At this point, we can understand that social media exploits—takes advantage of, trades on—the human mind’s capacity for distraction; and, more importantly, we can focus on this capacity as a problem susceptible to our own power to pay attention to our attention, otherwise known as meditation, mindfulness. Much has been written about mindfulness meditation. Robert Wright’s new book, Why Buddhism is True, provides a useful introduction* combines a focus on core Buddhist teachings with information derived from research in neuroscience and psychology. As he explains, “Mindfulness meditation…is a good way to study the human mind. At least, it’s a good way to study one human’s mind: yours. You sit down, let the mental dust settle, and then watch your mind work.” Mindfulness  meditation practice aims at breaking the grip of the very same mental habits—the “mental dust”—that social media encourages and exploits for commercial purposes!  Corporate social media aims to capture personal data by exploiting the frailties of human consciousness. Meditation aims to liberate human consciousness from the mental habits that constitute that frailty.

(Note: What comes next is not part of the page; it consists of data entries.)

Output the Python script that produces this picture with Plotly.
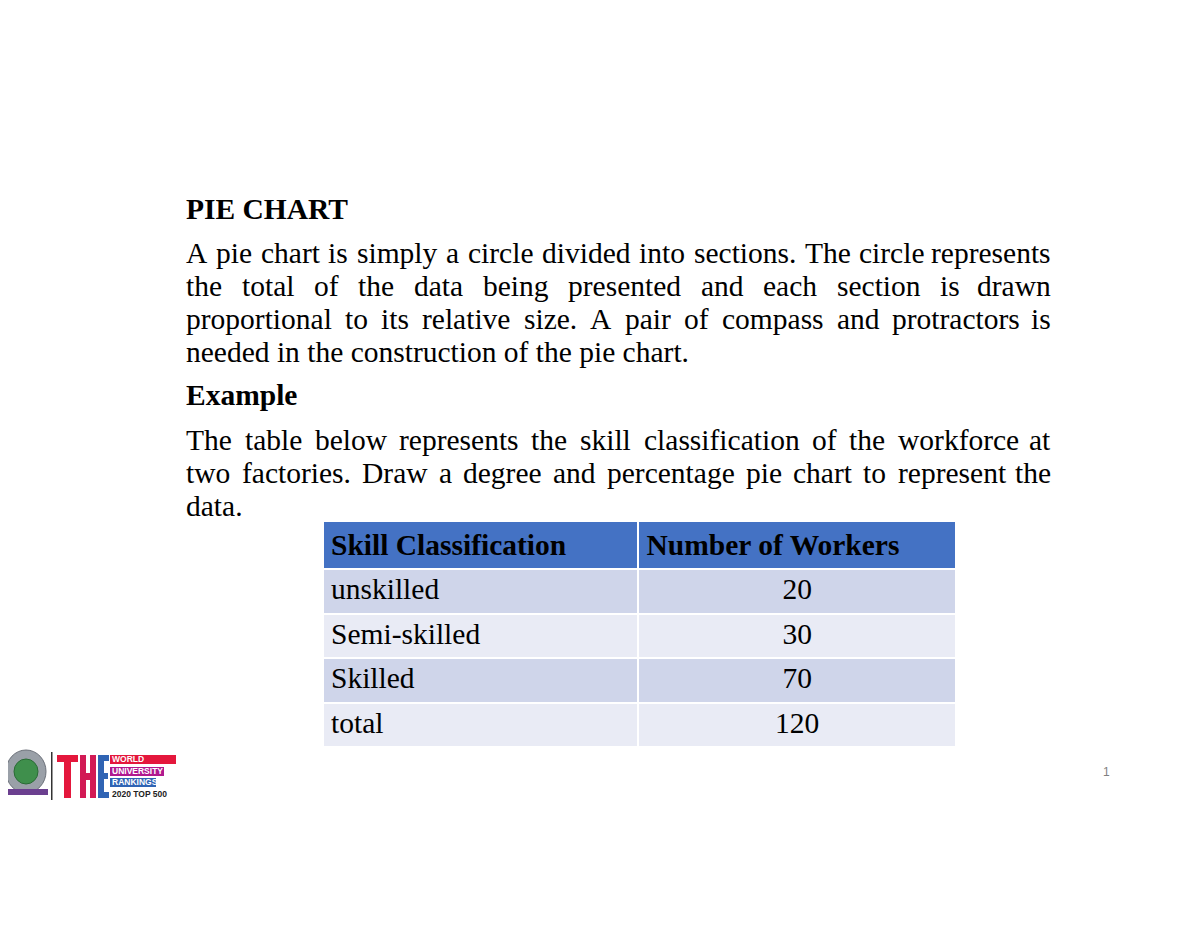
"""Slide: PIE CHART example - text + table of skill classification (Plotly)."""
import plotly.graph_objects as go

W, H = 1200, 927
OFF = 8  # browser body margin
SERIF = "Liberation Serif, Times New Roman, serif"
FS = 29.5

# table data
HEADERS = ["Skill Classification", "Number of Workers"]
SKILLS = ["unskilled", "Semi-skilled", "Skilled", "total"]
WORKERS = [20, 30, 70, 120]

# slide text (one entry per printed line; True = justified)
TITLE = "PIE CHART"
PARA1 = [("A pie chart is simply a circle divided into sections. The circle represents", True),
         ("the total of the data being presented and each section is drawn", True),
         ("proportional to its relative size. A pair of compass and protractors is", True),
         ("needed in the construction of the pie chart.", False)]
SUBTITLE = "Example"
PARA2 = [("The table below represents the skill classification of the workforce at", True),
         ("two factories. Draw a degree and percentage pie chart to represent the", True),
         ("data.", False)]
PAGE_NO = "1"

# Times-Roman advance widths (1/1000 em), used to justify lines
AFM = {" ": 250, ".": 250, ",": 250, "-": 333, "A": 722, "D": 722, "T": 611,
       "a": 444, "b": 500, "c": 444, "d": 500, "e": 444, "f": 333, "g": 500, "h": 500,
       "i": 278, "j": 278, "k": 500, "l": 278, "m": 778, "n": 500, "o": 500, "p": 500,
       "q": 500, "r": 333, "s": 389, "t": 278, "u": 500, "v": 500, "w": 722, "x": 500,
       "y": 500, "z": 444}


def px(x):
    return (x - OFF) / W


def py(y):
    return 1 - (y - OFF) / H


def tw(s):
    return sum(AFM.get(ch, 500) for ch in s) * FS / 1000


LEFT, RIGHT = 185, 1052
annotations = []


def put(text, x, base, bold=False, anchor="left", size=FS, color="black", family=SERIF):
    annotations.append(dict(
        text=f"<b>{text}</b>" if bold else text, x=px(x), y=py(base - 0.32 * size),
        xref="paper", yref="paper", xanchor=anchor, yanchor="middle", showarrow=False,
        font=dict(family=family, size=size, color=color), borderpad=0))


def line(text, base, justify):
    if not justify:
        put(text, LEFT, base)
        return
    words = text.split(" ")
    widths = [tw(w) for w in words]
    gap = (RIGHT - LEFT - sum(widths)) / (len(words) - 1)
    x = LEFT
    for i, w in enumerate(words):
        if i == len(words) - 1:
            put(w, RIGHT, base, anchor="right")
        else:
            put(w, x, base)
        x += widths[i] + gap


put(TITLE, LEFT, 218, bold=True)
for i, (t, j) in enumerate(PARA1):
    line(t, 262 + i * 33, j)
put(SUBTITLE, LEFT, 404, bold=True)
for i, (t, j) in enumerate(PARA2):
    line(t, 449 + i * 33, j)
put(PAGE_NO, 1102, 776, size=12, color="#7f7f7f", family="Liberation Sans, Arial, sans-serif")

fig = go.Figure()

row_fill = ["#CFD5EA" if i % 2 == 0 else "#E9EBF5" for i in range(len(SKILLS))]
fig.add_trace(go.Table(
    domain=dict(x=[px(323), px(956)], y=[py(750), py(521)]),
    columnwidth=[314, 316],
    header=dict(values=[f"<b>{h}</b>" for h in HEADERS], fill_color="#4472C4",
                line=dict(color="white", width=2), align="left", height=44.6,
                font=dict(family=SERIF, size=FS, color="black")),
    cells=dict(values=[SKILLS, WORKERS], fill_color=[row_fill, row_fill],
               line=dict(color="white", width=2), align=["left", "center"], height=44.6,
               font=dict(family=SERIF, size=FS, color="black"))))

# university / THE rankings logo (decorative)
shapes = []


def rect(x0, y0, x1, y1, color):
    shapes.append(dict(type="rect", xref="paper", yref="paper", x0=px(x0), x1=px(x1),
                       y0=py(y1), y1=py(y0), fillcolor=color, line=dict(width=0)))


shapes.append(dict(type="circle", xref="paper", yref="paper", x0=px(6), x1=px(46),
                   y0=py(793), y1=py(750), fillcolor="#9aa0a8", line=dict(color="#6b7079", width=1)))
shapes.append(dict(type="circle", xref="paper", yref="paper", x0=px(14), x1=px(38),
                   y0=py(784), y1=py(759), fillcolor="#3f8f4c", line=dict(color="#2a6b35", width=1)))
rect(6, 789, 48, 795, "#6b3f8f")
rect(51, 752, 52.5, 800, "#333333")
RED, PINK, BLUE, PURPLE = "#e4173c", "#d21a55", "#3064b4", "#b0198f"
rect(57, 755, 78, 762, RED)
rect(64, 755, 71, 798, RED)
rect(80, 755, 86, 798, PINK)
rect(90, 755, 96, 798, PINK)
rect(80, 773, 96, 780, PINK)
rect(98, 755, 104, 798, BLUE)
rect(98, 755, 109, 761, BLUE)
rect(98, 773, 108, 779, BLUE)
rect(98, 792, 109, 798, BLUE)
rect(110, 755, 176, 764, RED)
rect(110, 767, 164, 776, PURPLE)
rect(110, 778, 156, 787, BLUE)
fig.update_layout(shapes=shapes)

for txt, yb in [("WORLD", 763), ("UNIVERSITY", 775), ("RANKINGS", 786)]:
    annotations.append(dict(text=f"<b>{txt}</b>", x=px(111), y=py(yb - 4), xref="paper", yref="paper",
                            xanchor="left", yanchor="middle", showarrow=False, borderpad=0,
                            font=dict(family="Liberation Sans Narrow, Liberation Sans, sans-serif",
                                      size=8.5, color="white")))
annotations.append(dict(text="<b>2020 TOP 500</b>", x=px(111), y=py(794), xref="paper", yref="paper",
                        xanchor="left", yanchor="middle", showarrow=False, borderpad=0,
                        font=dict(family="Liberation Sans Narrow, Liberation Sans, sans-serif",
                                  size=8.5, color="#222222")))

fig.update_layout(width=W, height=H, margin=dict(l=0, r=0, t=0, b=0),
                  paper_bgcolor="white", plot_bgcolor="white", annotations=annotations,
                  xaxis=dict(visible=False), yaxis=dict(visible=False), showlegend=False)
fig.write_html("out.html")
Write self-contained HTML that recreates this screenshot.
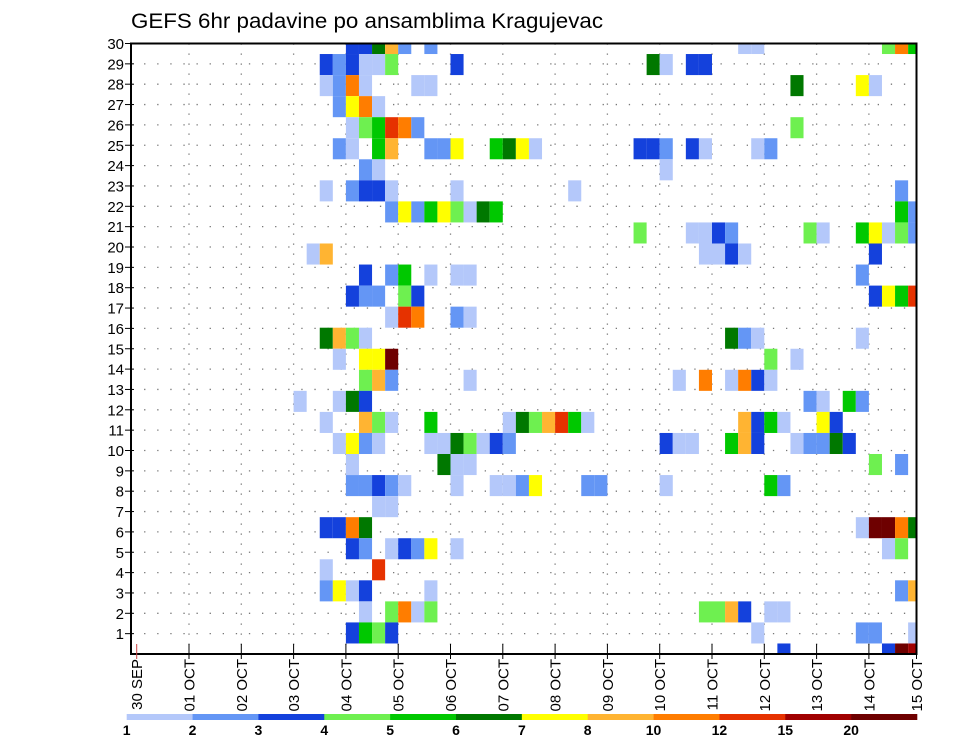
<!DOCTYPE html>
<html><head><meta charset="utf-8"><style>
html,body{margin:0;padding:0;background:#fff}
svg{display:block;font-family:"Liberation Sans",sans-serif}
</style></head><body>
<svg id="chart" width="960" height="742" viewBox="0 0 960 742" xmlns="http://www.w3.org/2000/svg">
<text x="131" y="28" font-size="21" textLength="472" lengthAdjust="spacingAndGlyphs" fill="#000">GEFS 6hr padavine po ansamblima Kragujevac</text>
<g id="grid"></g>
<g id="cells"></g>
<rect x="131" y="43.5" width="785.5" height="610.5" fill="none" stroke="#000" stroke-width="2"/>
<g id="yaxis"></g>
<g id="xaxis"></g>
<g id="cbar"></g>
</svg>
<script>
const xLabels = ["30 SEP","01 OCT","02 OCT","03 OCT","04 OCT","05 OCT","06 OCT","07 OCT","08 OCT","09 OCT","10 OCT","11 OCT","12 OCT","13 OCT","14 OCT","15 OCT"];
const yLabels = [1,2,3,4,5,6,7,8,9,10,11,12,13,14,15,16,17,18,19,20,21,22,23,24,25,26,27,28,29,30];
const legendLabels = ["1","2","3","4","5","6","7","8","10","12","15","20"];
const palette = ["#b4c8fa","#6496f5","#1441dc","#6ef050","#00c800","#007800","#ffff00","#ffb432","#ff7d00","#e63200","#a00000","#6e0000"];
// [row index k (0 bottom .. 29 top), 6h column index, colour class]
const cells = [
[29,16,2],[29,17,2],[29,18,5],[29,19,7],[29,20,1],[29,22,1],[29,46,0],[29,47,0],[29,57,3],[29,58,8],[29,59,4],
[28,14,2],[28,15,1],[28,16,2],[28,17,0],[28,18,0],[28,19,3],[28,24,2],[28,39,5],[28,40,0],[28,42,2],[28,43,2],
[27,14,0],[27,15,1],[27,16,8],[27,17,0],[27,21,0],[27,22,0],[27,50,5],[27,55,6],[27,56,0],
[26,15,1],[26,16,6],[26,17,8],[26,18,0],
[25,16,0],[25,17,3],[25,18,4],[25,19,9],[25,20,8],[25,21,1],[25,50,3],
[24,15,1],[24,16,0],[24,18,4],[24,19,7],[24,22,1],[24,23,1],[24,24,6],[24,27,4],[24,28,5],[24,29,6],[24,30,0],[24,38,2],[24,39,2],[24,40,1],[24,42,2],[24,43,0],[24,47,0],[24,48,1],
[23,17,1],[23,18,0],[23,40,0],
[22,14,0],[22,16,1],[22,17,2],[22,18,2],[22,19,0],[22,24,0],[22,33,0],[22,58,1],
[21,19,1],[21,20,6],[21,21,1],[21,22,4],[21,23,6],[21,24,3],[21,25,0],[21,26,5],[21,27,4],[21,58,4],[21,59,1],
[20,38,3],[20,42,0],[20,43,0],[20,44,2],[20,45,1],[20,51,3],[20,52,0],[20,55,4],[20,56,6],[20,57,0],[20,58,3],[20,59,1],
[19,13,0],[19,14,7],[19,43,0],[19,44,0],[19,45,2],[19,46,0],[19,56,2],
[18,17,2],[18,19,1],[18,20,4],[18,22,0],[18,24,0],[18,25,0],[18,55,1],
[17,16,2],[17,17,1],[17,18,1],[17,20,3],[17,21,2],[17,56,2],[17,57,6],[17,58,4],[17,59,9],
[16,19,0],[16,20,9],[16,21,8],[16,24,1],[16,25,0],
[15,14,5],[15,15,7],[15,16,3],[15,17,0],[15,45,5],[15,46,1],[15,47,0],[15,55,0],
[14,15,0],[14,17,6],[14,18,6],[14,19,11],[14,48,3],[14,50,0],
[13,17,3],[13,18,7],[13,19,1],[13,25,0],[13,41,0],[13,43,8],[13,45,0],[13,46,8],[13,47,2],[13,48,0],
[12,12,0],[12,15,0],[12,16,5],[12,17,2],[12,51,1],[12,52,0],[12,54,4],[12,55,1],
[11,14,0],[11,17,7],[11,18,3],[11,19,0],[11,22,4],[11,28,0],[11,29,5],[11,30,3],[11,31,7],[11,32,9],[11,33,4],[11,34,0],[11,46,7],[11,47,2],[11,48,4],[11,49,0],[11,52,6],[11,53,2],
[10,15,0],[10,16,6],[10,17,1],[10,18,0],[10,22,0],[10,23,0],[10,24,5],[10,25,3],[10,26,0],[10,27,2],[10,28,1],[10,40,2],[10,41,0],[10,42,0],[10,45,4],[10,46,7],[10,47,2],[10,50,0],[10,51,1],[10,52,1],[10,53,5],[10,54,2],
[9,16,0],[9,23,5],[9,24,0],[9,25,0],[9,56,3],[9,58,1],
[8,16,1],[8,17,1],[8,18,2],[8,19,1],[8,20,0],[8,24,0],[8,27,0],[8,28,0],[8,29,1],[8,30,6],[8,34,1],[8,35,1],[8,40,0],[8,48,4],[8,49,1],
[7,18,0],[7,19,0],
[6,14,2],[6,15,2],[6,16,8],[6,17,5],[6,55,0],[6,56,11],[6,57,11],[6,58,8],[6,59,5],
[5,16,2],[5,17,1],[5,19,0],[5,20,2],[5,21,1],[5,22,6],[5,24,0],[5,57,0],[5,58,3],
[4,14,0],[4,18,9],
[3,14,1],[3,15,6],[3,16,0],[3,17,2],[3,22,0],[3,58,1],[3,59,7],
[2,17,0],[2,19,3],[2,20,8],[2,21,0],[2,22,3],[2,43,3],[2,44,3],[2,45,7],[2,46,2],[2,48,0],[2,49,0],
[1,16,2],[1,17,4],[1,18,3],[1,19,2],[1,47,0],[1,55,1],[1,56,1],[1,59,0],
[0,49,2],[0,57,2],[0,58,11],[0,59,10]
];
const NS="http://www.w3.org/2000/svg";
const L=131,R=916.5,T=43.5,B=654,X0=136.7,DAY=52.3,CW=DAY/4;
const rowH=(B-T)/29;
function xCol(c){return X0+c*CW;}
function yRow(k){return T+(29-k)*rowH;}
function yLab(r){return T+(30-r)*(B-T)/30;}
function xDay(d){return d===15?R:X0+d*DAY;}
function mk(tag,attrs,parent){const e=document.createElementNS(NS,tag);for(const a in attrs)e.setAttribute(a,attrs[a]);parent.appendChild(e);return e;}
const grid=document.getElementById('grid');
for(let d=1;d<15;d++){
  const ln=mk('line',{x1:xDay(d),x2:xDay(d),y1:T,y2:B,stroke:'#777','stroke-width':1.3,'stroke-dasharray':'1.3,8.7'},grid);
  
  
}
for(const r of yLabels){
  if(r===30)continue;
  const ln=mk('line',{x1:L,x2:R,y1:yLab(r),y2:yLab(r),stroke:'#777','stroke-width':1.3,'stroke-dasharray':'1.3,11.8'},grid);
  
  
}
const cg=document.getElementById('cells');
for(const [k,c,v] of cells){
  let x1=xCol(c),x2=xCol(c+1),y1=yRow(k)-rowH/2,y2=yRow(k)+rowH/2;
  x1=Math.max(x1,L);x2=Math.min(x2,R);y1=Math.max(y1,T);y2=Math.min(y2,B);
  const rc=mk('rect',{x:x1,y:y1,width:x2-x1,height:y2-y1,fill:palette[v]},cg);
  
  
}
const ya=document.getElementById('yaxis');
for(const r of yLabels){
  const y=yLab(r);
  const tk=mk('line',{x1:L-6,x2:L+3,y1:y,y2:y,stroke:'#000','stroke-width':1},ya);
  
  
  const t=mk('text',{x:L-7,y:y+5.5,'font-size':15,'text-anchor':'end',fill:'#000'},ya);
  t.textContent=r;
  
  
}
const xa=document.getElementById('xaxis');
xLabels.forEach((s,d)=>{
  const x=xDay(d);
  const tk=mk('line',{x1:x,x2:x,y1:B-10,y2:B+5,stroke:d===0?'#c44':'#000','stroke-width':1},xa);
  
  
  const t=mk('text',{x:0,y:0,'font-size':15,'text-anchor':'end',fill:'#000',transform:'translate('+(x+5.5)+',659) rotate(-90)'},xa);
  t.textContent=s;
  
  
});
const cb=document.getElementById('cbar');
const cbL=126.7,cbR=917,cbW=(cbR-cbL)/12;
palette.forEach((col,i)=>{
  const r=mk('rect',{x:cbL+i*cbW,y:714,width:cbW+0.3,height:6,fill:col},cb);
  
  
});
legendLabels.forEach((s,i)=>{
  const t=mk('text',{x:cbL+i*cbW,y:735,'font-size':14,'font-weight':'bold','text-anchor':'middle',fill:'#000'},cb);
  t.textContent=s;
  
  
});
</script>
</body></html>
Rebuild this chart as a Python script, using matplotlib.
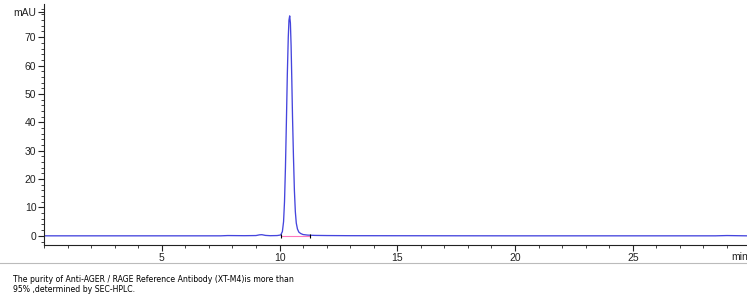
import matplotlib
matplotlib.use("Agg")
import matplotlib.pyplot as plt
from matplotlib.ticker import MultipleLocator
from matplotlib.lines import Line2D

# retention time (min) and absorbance (mAU)
time_min = [0.0, 7.5, 7.8, 8.5, 9.0, 9.15, 9.25, 9.4, 9.6, 9.9, 10.05, 10.12,
            10.17, 10.21, 10.25, 10.29, 10.33, 10.37, 10.40, 10.43, 10.46,
            10.49, 10.52, 10.55, 10.59, 10.63, 10.67, 10.71, 10.76, 10.82,
            10.9, 11.0, 11.2, 11.5, 12.0, 13.0, 20.0, 28.5, 29.0, 29.85]
signal_mau = [0.0, 0.0, 0.1, 0.05, 0.1, 0.35, 0.4, 0.15, 0.05, 0.1, 0.3, 1.5,
              5.0, 12.0, 24.0, 40.0, 57.0, 70.0, 76.0, 77.5, 75.0,
              67.0, 55.0, 42.0, 28.0, 16.0, 8.5, 4.5, 2.4, 1.3,
              0.8, 0.45, 0.25, 0.15, 0.1, 0.05, 0.0, 0.0, 0.1, 0.0]
baseline_t = [10.08, 11.3]
baseline_v = [-0.1, -0.1]
marker_t = [10.08, 11.3]

caption = ("The purity of Anti-AGER / RAGE Reference Antibody (XT-M4)is more than\n"
           "95% ,determined by SEC-HPLC.")

plt.rcParams['font.family'] = ['Liberation Sans', 'DejaVu Sans']

fig = plt.figure(figsize=(7.47, 3.05), dpi=100)
ax = fig.add_axes([0.059, 0.197, 0.941, 0.790])

ax.plot(time_min, signal_mau, color='#4545dd', lw=0.95)
ax.plot(baseline_t, baseline_v, color='#ff77bb', lw=0.8)
ax.vlines(marker_t, -0.6, 0.8, color='black', lw=0.8)

ax.set_xlim(0, 29.85)
ax.set_ylim(-3.2, 81.7)
ax.xaxis.set_minor_locator(MultipleLocator(1))
ax.set_xticks([5, 10, 15, 20, 25])
ax.set_yticks([0, 10, 20, 30, 40, 50, 60, 70, 79])
ax.set_yticklabels(['0', '10', '20', '30', '40', '50', '60', '70', 'mAU'])
ax.yaxis.set_minor_locator(MultipleLocator(2))

for s in ['top', 'right']:
    ax.spines[s].set_visible(False)
for s in ['left', 'bottom']:
    ax.spines[s].set_linewidth(0.8)
    ax.spines[s].set_color('#222222')

ax.tick_params(axis='both', which='major', direction='out', length=4,
               width=0.8, labelsize=7.5, colors='#222222', pad=1.5)
ax.tick_params(axis='both', which='minor', direction='out', length=2.5,
               width=0.6, colors='#222222')

fig.text(0.979, 0.156, 'min', fontsize=7.5, ha='left', va='center', color='#222222')

fig.add_artist(Line2D([0, 1], [0.138, 0.138], color='#bbbbbb', lw=0.8,
                      transform=fig.transFigure))
fig.text(0.017, 0.067, caption, fontsize=5.6, ha='left', va='center',
         color='black', linespacing=1.25, family=['DejaVu Sans'])

fig.savefig('out.png', dpi=100)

  • * Note: Wright provides useful discussion of meditation practices, insights, and implications; but his digressions into “natural selection” (“Darwinism,” “evolution”) to present meditation as “undoing” evolution get in the way. First of all, the ground on which meditation happens—mind—does not require an explanation; a description suffices (e.g., “subject to illusion,” “agitated by desire and aversion,” etc.). Second, Wright grossly misconstrues “natural selection,” referring to it as “design” and “intention”; but as the Berkeley site, “Understanding Evolution” puts it in “Misconceptions about natural selection,”: “‘need,’ ‘try,’ and ‘want’ are not very accurate words when it comes to explaining evolution. The population or individual does not ‘want’ or ‘try’ to evolve, and natural selection cannot try to supply what an organism ‘needs.’ Natural selection just selects among whatever variations exist in the population. The result is evolution.” Third, if we want to hook up meditation and evolution, we would do better to follow the implications of the Berkeley discussion: “The genetic variation that occurs in a population because of mutation is random — but selection acts on that variation in a very non-random way: genetic variants that aid survival and reproduction are much more likely to become common than variants that don’t.” The question becomes: Are there genetic markers associated with ability or predisposition to mindfulness—human “attentional power”—that aid human survival? Only time and space will tell.